** TASK TO CARRY OUT **
In the entries below, find every line holding the string "this" and collect it.

(Source code of charts)
▬▬▬▬▬▬▬▬▬▬

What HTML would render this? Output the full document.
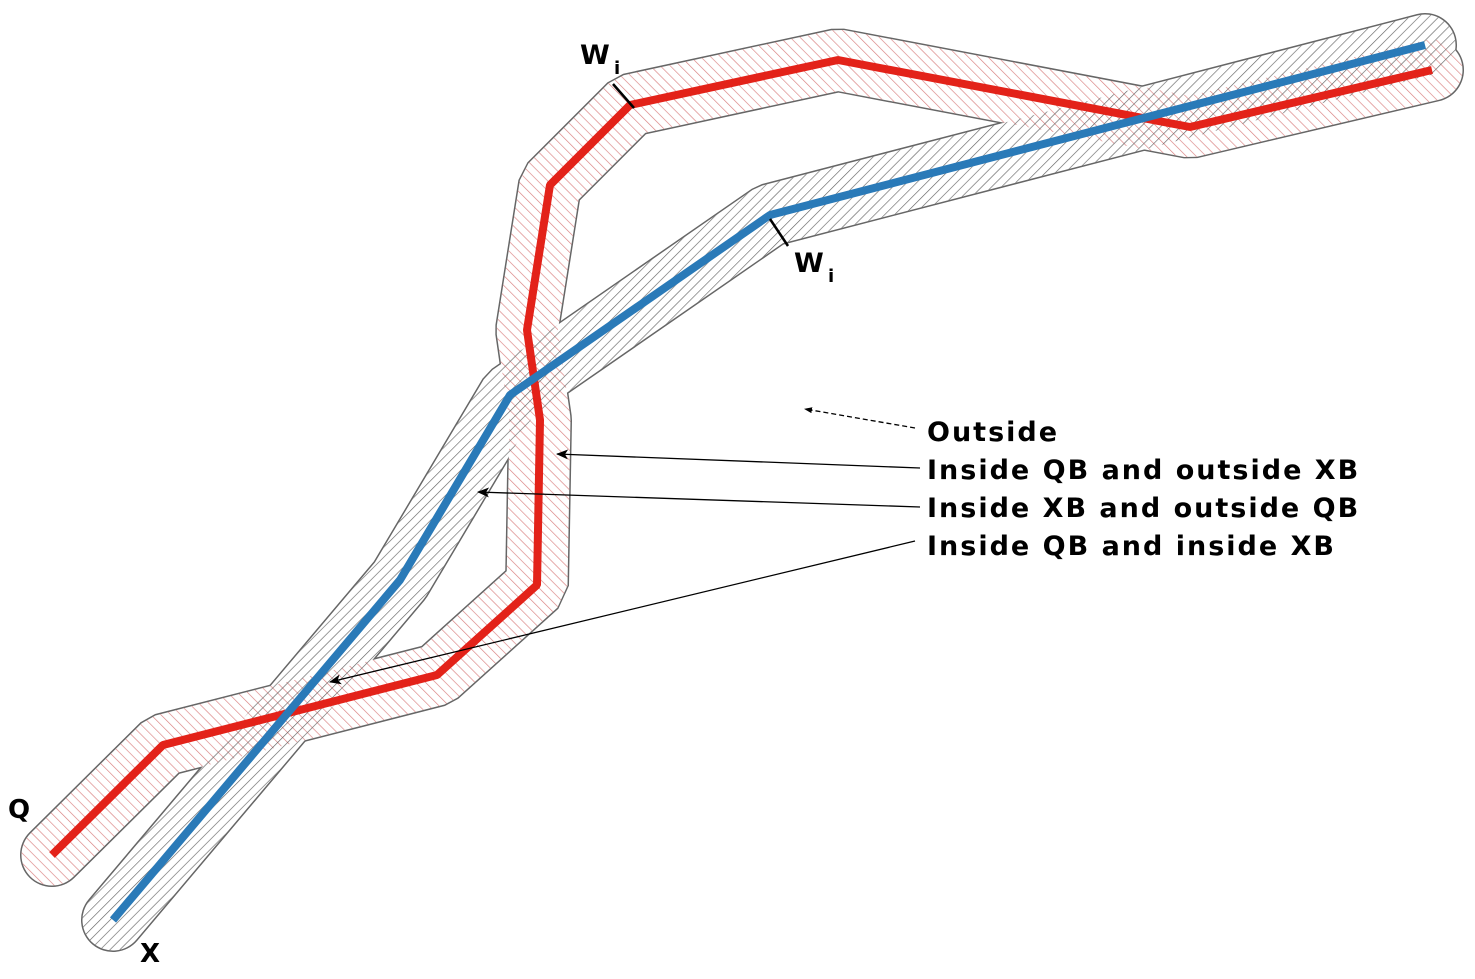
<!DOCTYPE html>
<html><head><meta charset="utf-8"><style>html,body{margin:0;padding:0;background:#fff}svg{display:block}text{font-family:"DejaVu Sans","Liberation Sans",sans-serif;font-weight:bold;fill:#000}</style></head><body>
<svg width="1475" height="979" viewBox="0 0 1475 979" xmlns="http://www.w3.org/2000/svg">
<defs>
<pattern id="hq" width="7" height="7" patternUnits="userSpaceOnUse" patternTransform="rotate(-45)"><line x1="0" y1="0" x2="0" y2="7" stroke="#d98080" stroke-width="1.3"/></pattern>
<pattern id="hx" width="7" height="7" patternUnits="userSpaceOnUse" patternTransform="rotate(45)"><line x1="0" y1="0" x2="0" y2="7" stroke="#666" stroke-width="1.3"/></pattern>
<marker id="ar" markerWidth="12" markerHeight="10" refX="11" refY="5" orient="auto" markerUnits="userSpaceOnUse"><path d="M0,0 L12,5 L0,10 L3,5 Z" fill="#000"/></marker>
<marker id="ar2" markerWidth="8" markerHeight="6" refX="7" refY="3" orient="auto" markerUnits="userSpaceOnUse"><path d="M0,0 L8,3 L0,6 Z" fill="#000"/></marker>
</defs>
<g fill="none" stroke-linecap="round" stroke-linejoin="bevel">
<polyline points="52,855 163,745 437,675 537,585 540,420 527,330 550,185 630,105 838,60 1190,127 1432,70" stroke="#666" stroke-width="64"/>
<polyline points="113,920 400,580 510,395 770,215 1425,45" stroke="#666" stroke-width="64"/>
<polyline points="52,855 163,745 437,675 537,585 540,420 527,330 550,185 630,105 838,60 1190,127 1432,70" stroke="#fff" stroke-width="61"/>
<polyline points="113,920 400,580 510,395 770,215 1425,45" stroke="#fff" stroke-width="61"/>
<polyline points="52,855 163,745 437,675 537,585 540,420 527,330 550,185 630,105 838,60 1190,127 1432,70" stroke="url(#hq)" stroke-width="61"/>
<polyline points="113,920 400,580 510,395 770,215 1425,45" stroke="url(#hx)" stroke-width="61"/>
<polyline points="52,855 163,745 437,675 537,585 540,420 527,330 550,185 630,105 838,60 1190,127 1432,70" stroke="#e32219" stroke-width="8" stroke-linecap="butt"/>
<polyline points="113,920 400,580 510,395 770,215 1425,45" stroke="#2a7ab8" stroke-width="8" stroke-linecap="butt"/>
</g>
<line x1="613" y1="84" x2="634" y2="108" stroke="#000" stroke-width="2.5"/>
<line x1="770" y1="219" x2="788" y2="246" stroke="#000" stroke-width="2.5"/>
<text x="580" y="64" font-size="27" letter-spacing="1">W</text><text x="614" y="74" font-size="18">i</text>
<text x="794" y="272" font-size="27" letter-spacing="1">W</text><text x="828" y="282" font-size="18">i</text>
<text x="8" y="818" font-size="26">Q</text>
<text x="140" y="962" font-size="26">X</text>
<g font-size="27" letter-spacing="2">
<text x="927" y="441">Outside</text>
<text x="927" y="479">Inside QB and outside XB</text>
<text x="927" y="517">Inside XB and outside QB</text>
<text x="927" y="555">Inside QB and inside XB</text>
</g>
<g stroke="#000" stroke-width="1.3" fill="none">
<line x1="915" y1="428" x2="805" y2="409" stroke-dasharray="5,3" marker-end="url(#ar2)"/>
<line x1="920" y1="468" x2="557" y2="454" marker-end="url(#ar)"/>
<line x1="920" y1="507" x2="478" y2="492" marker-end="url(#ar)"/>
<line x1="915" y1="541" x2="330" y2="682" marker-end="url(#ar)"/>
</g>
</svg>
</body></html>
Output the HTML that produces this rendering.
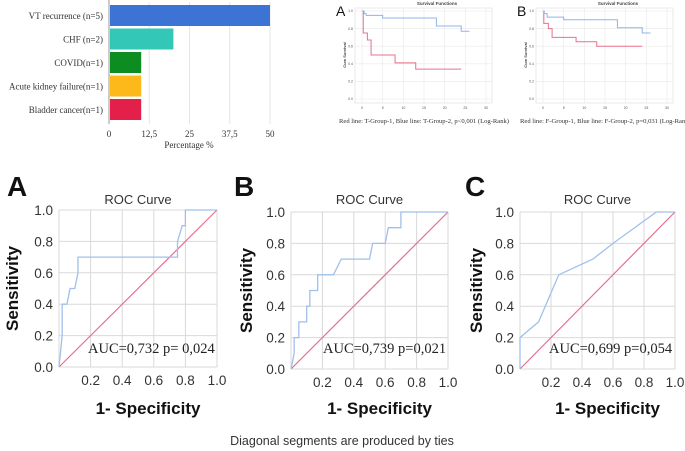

▬▬▬▬▬▬▬▬▬▬

** IN RESPONSE **
What HTML would render this? Output the full document.
Output the HTML that produces this rendering.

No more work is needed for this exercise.